I had lunch today with this guy in the record business and he was talking about breaking new acts and about how you can’t predict the next great hit.  All you can look for is just . . . You can’t plan it out.  You just kind of walk around and hope you get lucky.  And that is like a . . . I thought that was kind of a lovely illustration of some part of the role of innovators, is just to kind of find something weird and put their heart behind it and hope that the world sees, thinks of it as promising as you do.

Why do we want to claim that every great success is a result of some kind of genius that saw it all, some extraordinary foresight?  No it isn’t.  It’s like, you happened to do something that struck a chord, and then after that all kinds of avenues opened up.  That is, to me, a far more plausible explanation.  And when I think about my own career, that is how I interpret it.  I happened to be doing things that I wanted to do, and they happened to kind of strike a chord at a certain point.  

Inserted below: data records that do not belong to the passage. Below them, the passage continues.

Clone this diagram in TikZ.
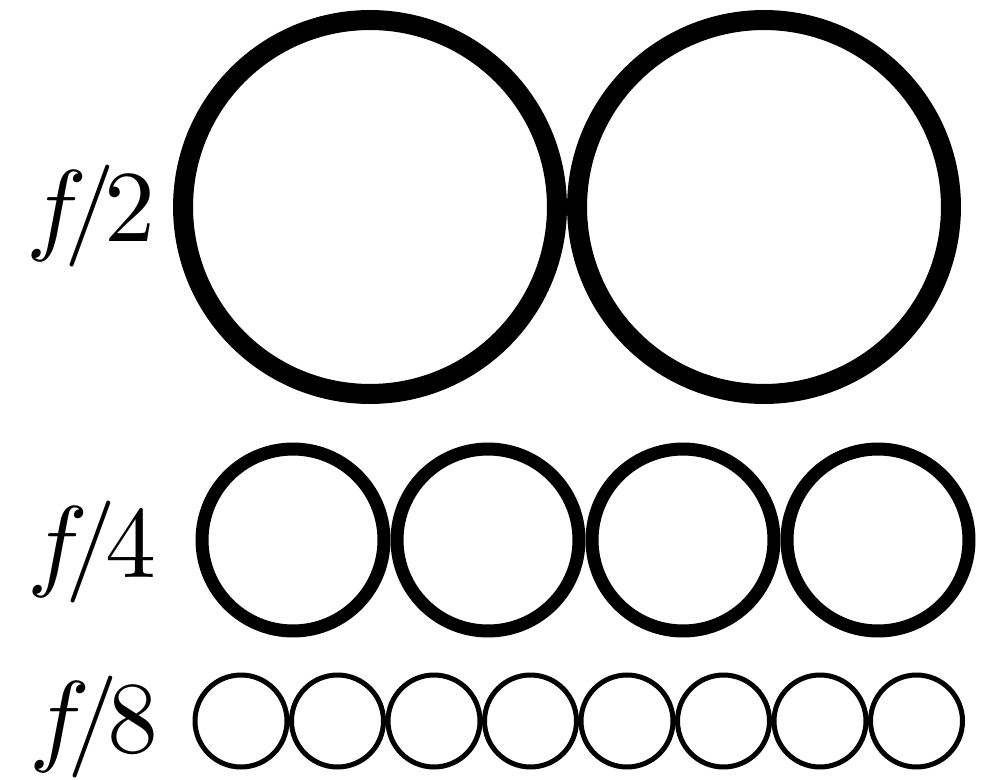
\documentclass[tikz,border=0pt]{standalone}
\usepackage{tikz}
\usetikzlibrary{positioning}

\tikzset{
  ring/.style={draw, circle, inner sep=0pt, outer sep=0pt},
  lbl/.style={anchor=base east, inner sep=0pt, scale=5.8}
}
\newcommand{\frq}[1]{$f\mkern-4mu/\mkern-2mu#1$}

\begin{document}
\begin{tikzpicture}[x=0.02cm, y=-0.02cm]
    \useasboundingbox (0,0) rectangle (986,780);
    % half frequency
    \node[lbl] (half) at (157,242) {\frq{2}};
    \foreach \i in {0,1}
        \node[ring, line width=0.4cm, minimum size=7.48cm] (h\i) at (370+394*\i,207) {};
    % quarter frequency
    \node[lbl] (quarter) at (158,577) {\frq{4}};
    \foreach \i in {0,...,3}
        \node[ring, line width=0.26cm, minimum size=3.64cm] (q\i) at (293+195*\i,540) {};
    % eighth frequency
    \node[lbl] (eighth) at (160,752) {\frq{8}};
    \foreach \i in {0,...,7}
        \node[ring, line width=0.1cm, minimum size=1.84cm] (e\i) at (241+96.5*\i,721) {};
\end{tikzpicture}
\end{document}
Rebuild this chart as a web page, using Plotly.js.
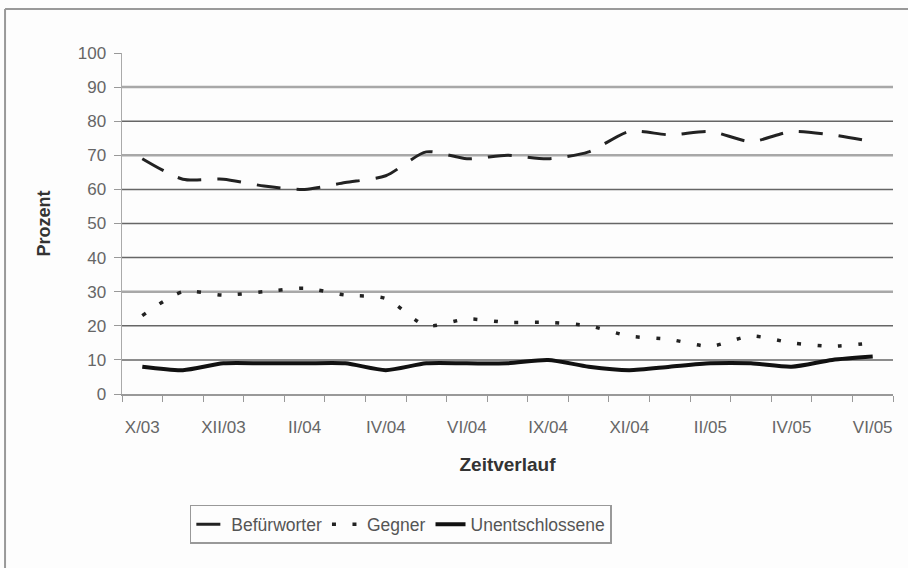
<!DOCTYPE html>
<html>
<head>
<meta charset="utf-8">
<script src="https://cdn.plot.ly/plotly-3.0.1.min.js"></script>
<style>html,body{margin:0;padding:0;background:#fff}#chart{width:908px;height:568px}</style>
</head>
<body>
<div id="chart"></div>
<script>
const categories = ["X/03","XI/03","XII/03","I/04","II/04","III/04","IV/04","V/04","VI/04","VII/04","IX/04","X/04","XI/04","I/05","II/05","III/05","IV/05","V/05","VI/05"];
const befuerworter = [69,63,63,61,60,62,64,71,69,70,69,71,77,76,77,74,77,76,74];
const gegner = [23,30,29,30,31,29,28,20,22,21,21,20,17,16,14,17,15,14,15];
const unentschlossene = [8,7,9,9,9,9,7,9,9,9,10,8,7,8,9,9,8,10,11];
const gridDark = [10,20,40,50,60,80];
const gridLight = [30,70,90];

const lineColor = "#222";
const traces = [
  {x: categories, y: befuerworter, name: "Befürworter", mode: "lines",
   line: {color: lineColor, width: 3, dash: "24px,16px", shape: "spline", smoothing: 0.7}},
  {x: categories, y: gegner, name: "Gegner", mode: "lines",
   line: {color: lineColor, width: 3.5, dash: "4px,16.5px", shape: "spline", smoothing: 0.7}},
  {x: categories, y: unentschlossene, name: "Unentschlossene", mode: "lines",
   line: {color: "#111", width: 4, shape: "spline", smoothing: 0.7}}
];

const shapes = [];
gridDark.forEach(v => shapes.push({type: "line", xref: "paper", yref: "y", x0: 0, x1: 1, y0: v, y1: v, layer: "below", line: {color: "#666", width: 1.5}}));
gridLight.forEach(v => shapes.push({type: "line", xref: "paper", yref: "y", x0: 0, x1: 1, y0: v, y1: v, layer: "below", line: {color: "#a8a8a8", width: 2.5}}));
// outer chart border (left & top visible)
shapes.push({type: "line", xref: "paper", yref: "paper", x0: -0.1517, x1: -0.1517, y0: 1.1293, y1: -0.6, line: {color: "#999", width: 2}});
shapes.push({type: "line", xref: "paper", yref: "paper", x0: -0.1517, x1: 1.1, y0: 1.1293, y1: 1.1293, line: {color: "#999", width: 2}});

const fam = "Liberation Sans, Arial, sans-serif";

const layout = {
  width: 908, height: 568,
  margin: {l: 122, r: 15, t: 53, b: 174},
  paper_bgcolor: "#fdfdfd", plot_bgcolor: "#fdfdfd",
  font: {family: fam, color: "#555", size: 16},
  showlegend: true,
  legend: {orientation: "h", x: 0.088, xanchor: "left", y: -0.325, yanchor: "top",
           bordercolor: "#999", borderwidth: 1.5, bgcolor: "#fdfdfd",
           font: {family: fam, size: 17.5, color: "#555"}, tracegroupgap: 0},
  xaxis: {type: "category", categoryorder: "array", categoryarray: categories,
          range: [-0.5, 18.5], tickson: "boundaries", ticks: "outside", ticklen: 6, tickcolor: "#999",
          ticklabelstep: 2, tickangle: 0, ticklabelstandoff: 17,
          showline: true, linecolor: "#999", linewidth: 1.5, showgrid: false, zeroline: false,
          tickfont: {family: fam, size: 17, color: "#666"},
          title: {text: "<b>Zeitverlauf</b>", standoff: 22, font: {family: fam, size: 19, color: "#333"}}},
  yaxis: {range: [0, 100], dtick: 10, tick0: 0, ticks: "outside", ticklen: 7, tickcolor: "#999",
          showline: true, linecolor: "#aaa", linewidth: 1.5, showgrid: false, zeroline: false,
          tickfont: {family: fam, size: 17, color: "#666"}, ticklabelstandoff: 4,
          title: {text: "<b>Prozent</b>", standoff: 22, font: {family: fam, size: 18, color: "#333"}}},
  shapes: shapes
};

Plotly.newPlot("chart", traces, layout, {displayModeBar: false, staticPlot: true});
</script>
</body>
</html>
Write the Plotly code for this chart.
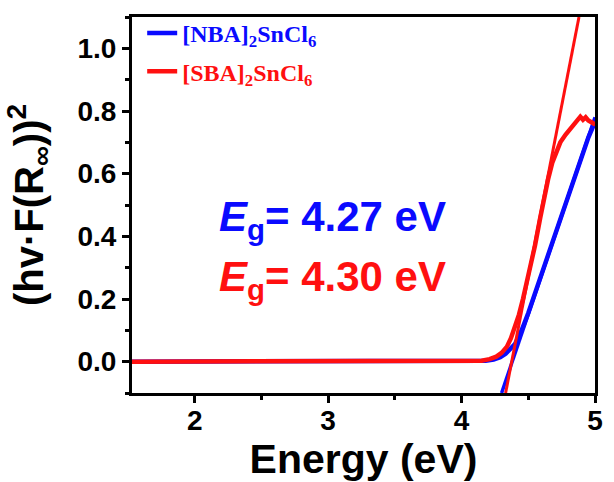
import plotly.graph_objects as go

# Measured spectra (hv·F(R∞))^2 vs energy
nba_energy = [1.53, 2.0, 2.5, 3.0, 3.5, 3.9, 4.10, 4.18, 4.24, 4.29, 4.33, 4.37, 4.40, 4.45, 4.50, 4.60, 4.70, 4.80, 4.85, 4.90, 4.95, 5.00]
nba_value  = [0.0, 0.0, 0.0, 0.0, 0.0, 0.0, 0.001, 0.003, 0.007, 0.014, 0.025, 0.04, 0.056, 0.10, 0.155, 0.28, 0.405, 0.53, 0.59, 0.655, 0.715, 0.765]

sba_energy = [1.53, 2.0, 2.5, 3.0, 3.5, 3.9, 4.08, 4.15, 4.21, 4.26, 4.30, 4.34, 4.37, 4.40, 4.43, 4.46, 4.50, 4.55, 4.59, 4.62, 4.65, 4.68, 4.71, 4.74, 4.78, 4.81, 4.84, 4.86, 4.875, 4.89, 4.91, 4.93, 4.95, 4.97, 4.99, 5.00]
sba_value  = [0.0, 0.0, 0.0, 0.0, 0.0, 0.0, 0.001, 0.003, 0.008, 0.016, 0.028, 0.048, 0.075, 0.11, 0.15, 0.20, 0.27, 0.37, 0.46, 0.525, 0.585, 0.635, 0.672, 0.70, 0.725, 0.74, 0.755, 0.765, 0.775, 0.782, 0.772, 0.78, 0.77, 0.765, 0.76, 0.765]

# Linear (Tauc) fit lines
nba_fit_energy = [4.30, 5.00]
nba_fit_value = [-0.10, 0.78]
sba_fit_energy = [4.33, 4.88]
sba_fit_value = [-0.10, 1.10]

nba_label = "[NBA]<sub>2</sub>SnCl<sub>6</sub>"
sba_label = "[SBA]<sub>2</sub>SnCl<sub>6</sub>"
eg_nba = "<i>E</i><sub>g</sub>= 4.27 eV"
eg_sba = "<i>E</i><sub>g</sub>= 4.30 eV"

x_ticks = [2, 3, 4, 5]
y_ticks = [0.0, 0.2, 0.4, 0.6, 0.8, 1.0]
y_ticklabels = ["0.0", "0.2", "0.4", "0.6", "0.8", "1.0"]

BLUE = "#0a0aff"
RED = "#ff1010"

fig = go.Figure()
fig.add_trace(go.Scatter(x=nba_energy, y=nba_value, mode="lines",
                         line=dict(color=BLUE, width=4.5), legendgroup="nba",
                         name=f"<span style='color:{BLUE}'>{nba_label}</span>"))
fig.add_trace(go.Scatter(x=nba_fit_energy, y=nba_fit_value, mode="lines",
                         line=dict(color=BLUE, width=3.5), showlegend=False))
fig.add_trace(go.Scatter(x=sba_energy, y=sba_value, mode="lines",
                         line=dict(color=RED, width=4.5), legendgroup="sba",
                         name=f"<span style='color:{RED}'>{sba_label}</span>"))
fig.add_trace(go.Scatter(x=sba_fit_energy, y=sba_fit_value, mode="lines",
                         line=dict(color=RED, width=3), showlegend=False))

axis_common = dict(showline=True, linecolor="black", linewidth=3, mirror=True,
                   ticks="outside", ticklen=7, tickwidth=2.5, tickcolor="black",
                   showgrid=False, zeroline=False,
                   tickfont=dict(family="Liberation Sans", size=28, color="black", weight="bold"))

fig.update_xaxes(range=[1.53, 5.0], tickvals=x_ticks, ticklabelstandoff=-7,
                 minor=dict(ticks="outside", ticklen=4, tickwidth=2.5, tickcolor="black", dtick=0.5, tick0=0),
                 title=dict(text="Energy (eV)", standoff=6,
                            font=dict(family="Liberation Sans", size=41, color="black", weight="bold")),
                 **axis_common)
fig.update_yaxes(range=[-0.1, 1.1], tickvals=y_ticks, ticktext=y_ticklabels,
                 minor=dict(ticks="outside", ticklen=4, tickwidth=2.5, tickcolor="black", dtick=0.1, tick0=0),
                 title=dict(text="(hv·F(R<sub>∞</sub>))<sup>2</sup>", standoff=22,
                            font=dict(family="Liberation Sans", size=40, color="black", weight="bold")),
                 **axis_common)

fig.add_annotation(x=0.183, y=0.455, xref="paper", yref="y", xanchor="left", yanchor="middle",
                   text=eg_nba, showarrow=False,
                   font=dict(family="Liberation Sans", size=42, color=BLUE, weight="bold"))
fig.add_annotation(x=0.183, y=0.262, xref="paper", yref="y", xanchor="left", yanchor="middle",
                   text=eg_sba, showarrow=False,
                   font=dict(family="Liberation Sans", size=42, color=RED, weight="bold"))

fig.update_layout(width=614, height=482, margin=dict(l=132, r=11, t=15, b=89),
                  plot_bgcolor="white", paper_bgcolor="white",
                  legend=dict(x=0.022, y=1.016, xanchor="left", yanchor="top",
                              bgcolor="rgba(0,0,0,0)",
                              font=dict(family="Liberation Serif", size=24, weight="bold"),
                              itemwidth=30, tracegroupgap=4))

fig.write_html("out.html")
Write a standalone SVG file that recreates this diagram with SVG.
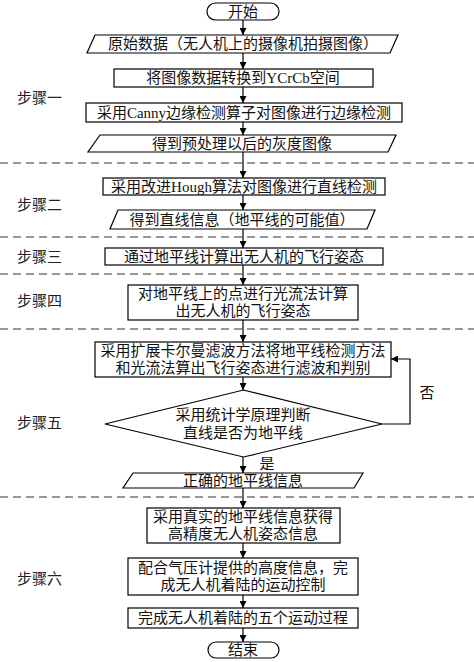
<svg xmlns="http://www.w3.org/2000/svg" width="474" height="662" viewBox="0 0 474 662">
<style>
.n{fill:#fff;stroke:#000;stroke-width:1.2}
.t{font-family:"Liberation Serif","Noto Sans CJK SC",serif;font-size:15px;fill:#111;text-anchor:middle;dominant-baseline:central}
.s{font-family:"Liberation Serif","Noto Sans CJK SC",serif;font-size:15px;fill:#222;dominant-baseline:central}
.c{fill:none;stroke:#000;stroke-width:1.2}
.d{stroke:#333;stroke-width:1.2;stroke-dasharray:8 5}
</style>
<defs>
<marker id="a" viewBox="0 0 10 10" refX="10" refY="5" markerWidth="7" markerHeight="7" orient="auto" markerUnits="userSpaceOnUse">
<path d="M0,0 L10,5 L0,10 z" fill="#000"/>
</marker>
</defs>
<rect width="474" height="662" fill="#fff"/>
<g id="dividers">
<line class="d" x1="0" y1="163" x2="474" y2="163"/>
<line class="d" x1="0" y1="237" x2="474" y2="237"/>
<line class="d" x1="0" y1="274" x2="474" y2="274"/>
<line class="d" x1="0" y1="329" x2="474" y2="329"/>
<line class="d" x1="0" y1="497" x2="474" y2="497"/>
</g>
<g id="steps">
<text class="s" x="17" y="98">步骤一</text>
<text class="s" x="17" y="205">步骤二</text>
<text class="s" x="17" y="257">步骤三</text>
<text class="s" x="17" y="301">步骤四</text>
<text class="s" x="17" y="423">步骤五</text>
<text class="s" x="17" y="579">步骤六</text>
</g>
<g id="connectors">
<line class="c" x1="243" y1="20" x2="243" y2="35" marker-end="url(#a)"/>
<line class="c" x1="243" y1="53" x2="243" y2="69" marker-end="url(#a)"/>
<line class="c" x1="243" y1="87" x2="243" y2="103" marker-end="url(#a)"/>
<line class="c" x1="243" y1="122" x2="243" y2="135" marker-end="url(#a)"/>
<line class="c" x1="243" y1="152" x2="243" y2="178" marker-end="url(#a)"/>
<line class="c" x1="243" y1="195" x2="243" y2="210" marker-end="url(#a)"/>
<line class="c" x1="243" y1="229" x2="243" y2="248" marker-end="url(#a)"/>
<line class="c" x1="243" y1="265" x2="243" y2="285" marker-end="url(#a)"/>
<line class="c" x1="243" y1="320" x2="243" y2="342" marker-end="url(#a)"/>
<line class="c" x1="243" y1="377" x2="243" y2="390" marker-end="url(#a)"/>
<line class="c" x1="243" y1="457" x2="243" y2="473" marker-end="url(#a)"/>
<polyline class="c" points="382,424 410,424 410,359 391,359" marker-end="url(#a)"/>
<line class="c" x1="243" y1="488" x2="243" y2="508" marker-end="url(#a)"/>
<line class="c" x1="243" y1="543" x2="243" y2="558" marker-end="url(#a)"/>
<line class="c" x1="243" y1="595" x2="243" y2="608" marker-end="url(#a)"/>
<line class="c" x1="243" y1="628" x2="243" y2="642" marker-end="url(#a)"/>
<text class="t" x="427" y="393">否</text>
<text class="t" x="267" y="464">是</text>
</g>
<g id="start">
<rect class="n" x="207" y="3" width="72" height="17" rx="8.5"/>
<text class="t" x="243" y="12">开始</text>
</g>
<g id="p1">
<polygon class="n" points="95,35 398,35 390,53 87,53"/>
<text class="t" x="243" y="44">原始数据（无人机上的摄像机拍摄图像）</text>
</g>
<g id="r1">
<rect class="n" x="114" y="69" width="259" height="18"/>
<text class="t" x="243" y="78">将图像数据转换到YCrCb空间</text>
</g>
<g id="r2">
<rect class="n" x="86" y="103" width="316" height="19"/>
<text class="t" x="244" y="112.5">采用Canny边缘检测算子对图像进行边缘检测</text>
</g>
<g id="p2">
<polygon class="n" points="100,135 396,135 388,152 88,152"/>
<text class="t" x="242" y="143.5">得到预处理以后的灰度图像</text>
</g>
<g id="r3">
<rect class="n" x="103" y="178" width="282" height="17"/>
<text class="t" x="244" y="186.5">采用改进Hough算法对图像进行直线检测</text>
</g>
<g id="p3">
<polygon class="n" points="118,210 375,210 367,229 110,229"/>
<text class="t" x="242" y="219.5">得到直线信息（地平线的可能值）</text>
</g>
<g id="r4">
<rect class="n" x="105" y="248" width="278" height="17"/>
<text class="t" x="244" y="256.5">通过地平线计算出无人机的飞行姿态</text>
</g>
<g id="r5">
<rect class="n" x="128" y="285" width="230" height="35"/>
<text class="t" x="243" y="294">对地平线上的点进行光流法计算</text>
<text class="t" x="243" y="311">出无人机的飞行姿态</text>
</g>
<g id="r6">
<rect class="n" x="95" y="342" width="296" height="35"/>
<text class="t" x="243" y="351">采用扩展卡尔曼滤波方法将地平线检测方法</text>
<text class="t" x="243" y="368">和光流法算出飞行姿态进行滤波和判别</text>
</g>
<g id="decision">
<polygon class="n" points="243.5,390 382,424 243.5,457 105,424"/>
<text class="t" x="243" y="415">采用统计学原理判断</text>
<text class="t" x="243" y="433">直线是否为地平线</text>
</g>
<g id="p4">
<polygon class="n" points="133,473 363,473 354,488 123,488"/>
<text class="t" x="243" y="480.5">正确的地平线信息</text>
</g>
<g id="r7">
<rect class="n" x="147" y="508" width="193" height="35"/>
<text class="t" x="243" y="517">采用真实的地平线信息获得</text>
<text class="t" x="243" y="534">高精度无人机姿态信息</text>
</g>
<g id="r8">
<rect class="n" x="128" y="558" width="230" height="37"/>
<text class="t" x="243" y="568">配合气压计提供的高度信息，完</text>
<text class="t" x="243" y="585">成无人机着陆的运动控制</text>
</g>
<g id="r9">
<rect class="n" x="128" y="608" width="230" height="20"/>
<text class="t" x="243" y="618">完成无人机着陆的五个运动过程</text>
</g>
<g id="end">
<rect class="n" x="208" y="642" width="71" height="16" rx="8"/>
<text class="t" x="243" y="650">结束</text>
</g>
</svg>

Question: On the other hand, you've written about the necessity of practice in becoming an expert at a particular task.  Isn't that important as well?

Malcolm Gladwell: The kind of notion that geniuses, people who are extraordinarily good, invariably have put in an extraordinary amount of effort, this notion of the 10,000 hour rule, that anyone who has mastered a cognitively complex field has almost always put in this extraordinary level of practice first . . . So that says, in order to be good at what you do, you need to be obsessive in your preparation . . . but that is a very separate issue from what makes somebody popular.  So mastery is one thing; success and popularity are another.  They are sometimes linked, but often they’re not.  In fact, continue in a music vein . . . Clive Davis, one of the greatest music executives of all time, the guy who discovered so many artists, when he was hiring someone, A&R people, he would say to them . . . he would ask them to bring in five songs that they thought should be hits, but weren’t, and if he agreed with them, if he heard those five songs and said, “You’re right, that should have been a hit,” he’d hire the person.  But implicit in that notion was that the universe of songs that could have been hits was way greater than the universe of songs that were hits.  In other words, he thought there was lots of stuff out there he thought was fantastic that never saw the light of day.  And that’s, to me, there is a lot of truth in that, that we- that popularity is only a tiny fraction of the universe of things that are great.